I've made my own pale imitation of Maurizio Leo's sourdough baguettes weekly for a few months now. I use a 100% hydration dark rye starter. I had to tone down the dough hydration to make it manageable for me (reduced levain from 140 to 115g; reduced added water from 100g to 40g). To enhance flavour I used a 10% rye, 90% AP + gluten. Last week I also did a 10% atta durum blend in addition to the rye.
Hard Wheat Kernels Inspiration
This week, I found hard wheat kernels on sale at Bulk Barn and I bought a kilo to play with. I decided to use a yudane method to handle the fresh milled kernels and all their bran. Part of using yudane method includes increasing hydration to make up for the water locked into the gelatinized dough. So I boosted my levain up to 130g and my added water back to 100g. Since I was using a yudane, I eliminated the added gluten as well.
Grinding Kernels By Hand
Here's 100g of kernels or so in my Porlex coffee grinder. It wasn't too bad grinding out 200g of kernels while watching some TV. It didn't feel that long to me and I certainly wouldn't buy an electric mill for this amount.
Here's the flour post grind... lots of bran.
Making Yudane With Boiling Water
I added 200g boiling water to the 200g of whole grain flour to make a firm paste.
I covered the paste and left it on the counter overnight... a key yudane step. Next morning it was a dark, firm paste.
Adding Yudane to the Baguette Dough
Making the baguettes I autolyse flour and water for 30 mins then add the salt and levain. In this case the autolyse was all AP.
I cut up the yudane paste and added it to the autolyzed flour and water + salt and levain from the recipe. Cutting it up probably didn't help. It took quite a beating to integrate it with the dough. Here's the dough after kneading with the dough hook on a Kitchenaid Pro (5 mins, 15 min rest, 5 mins, 15 min rest, 5 mins).
Retarded Bulk Overnight in Fridge
I did a retarded bulk in the fridge overnight and turned out the dough. It puffed up quite a bit overnight. I divided into 6 x 318g portions and shaped and proofed on pieces of parchment with all the loaves tucked up against each other in a pan.
Baking and Cooling
Preheated the oven to 500f with the baking pan in. Slashed and sprayed dough and loaded 3 onto the pan and turned down to 475 for 25min bake. Kept second set in the fridge, then did them afterward.

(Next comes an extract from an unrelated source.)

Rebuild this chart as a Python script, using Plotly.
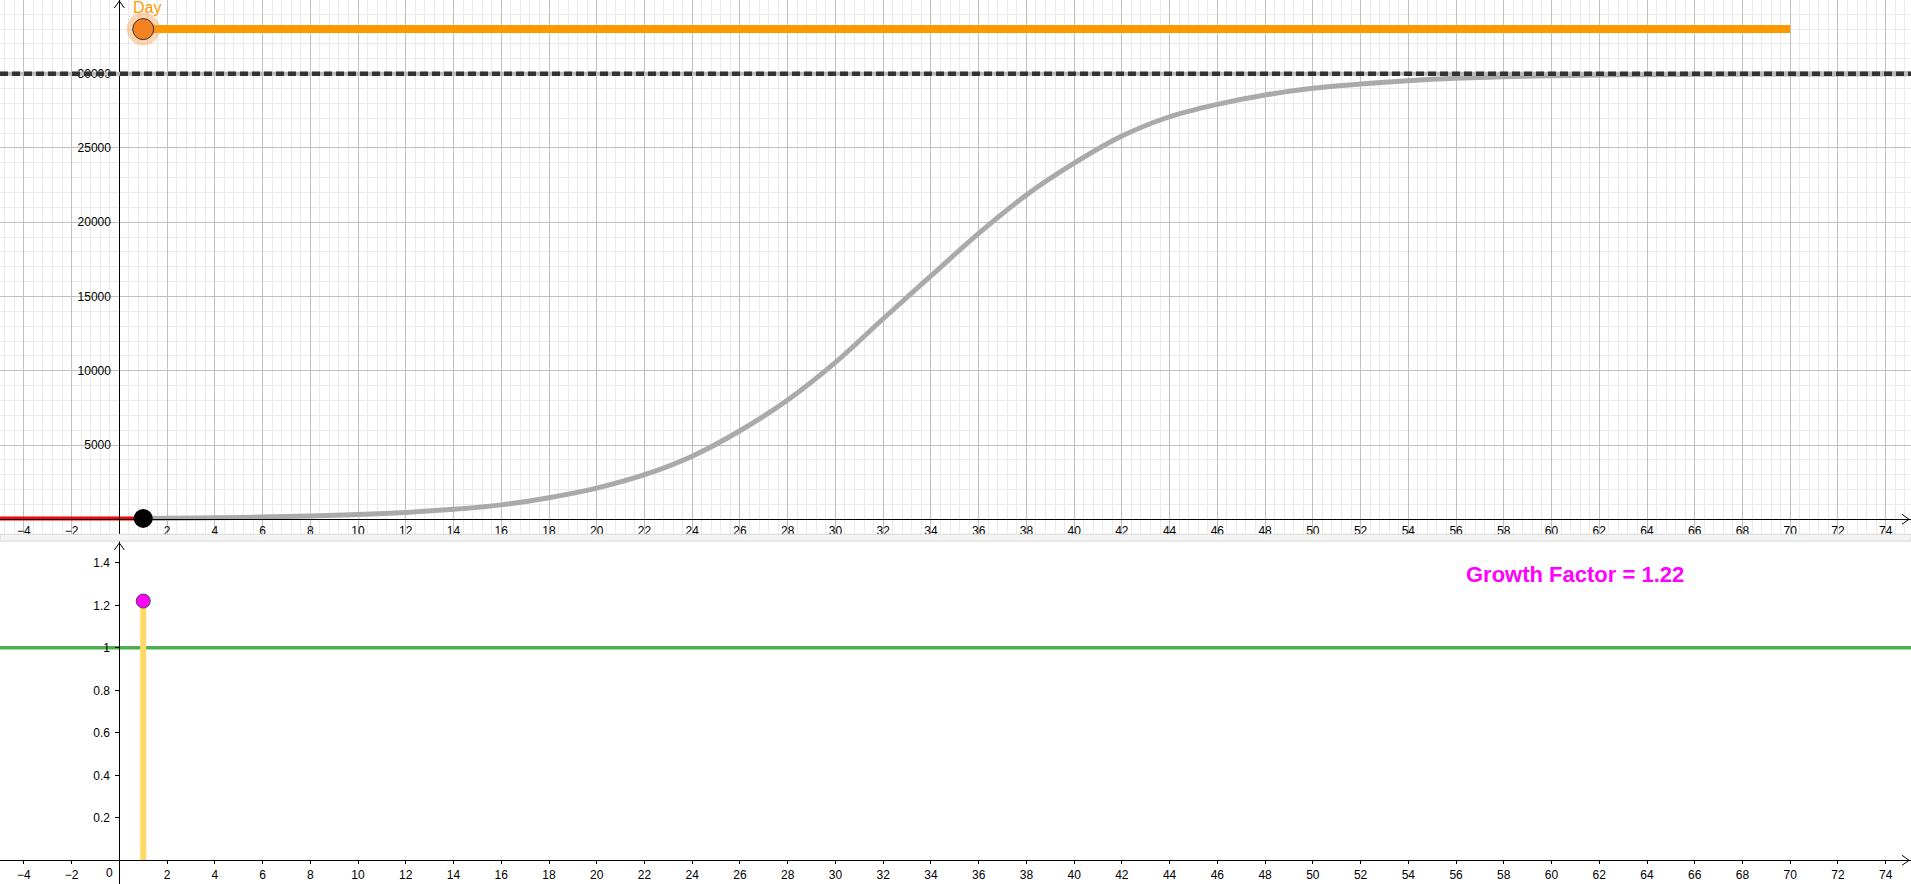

RESULTS: Loaves, Crumb Shots, Taste and Texture
The loaves look the same as the past despite having 20% whole wheat with all the bran, no gluten added this time, and hydration increased.
Crumb shot... looks similar to usual for past loaves. The texture was moist almost creamy with a nice soft chew to it that I like, and which is an improvement. Lightly crisp crust which is also an improvement. And the flavour... it's almost tasting like it's buttered. There's a nice whole wheat flavour but it's rounded and mellow.
Conclusion and Future Direction
I like this version a lot!
I think I might try a buckwheat yudane as well (lots of flour) and fresh-milled farro (kernels also at Bulk Barn).
EDIT: next day, thawed a loaf and toasted thin slices for open faced sandwiches, My favorite bread ever... taste and texture, wow. I am a total convert to yudane.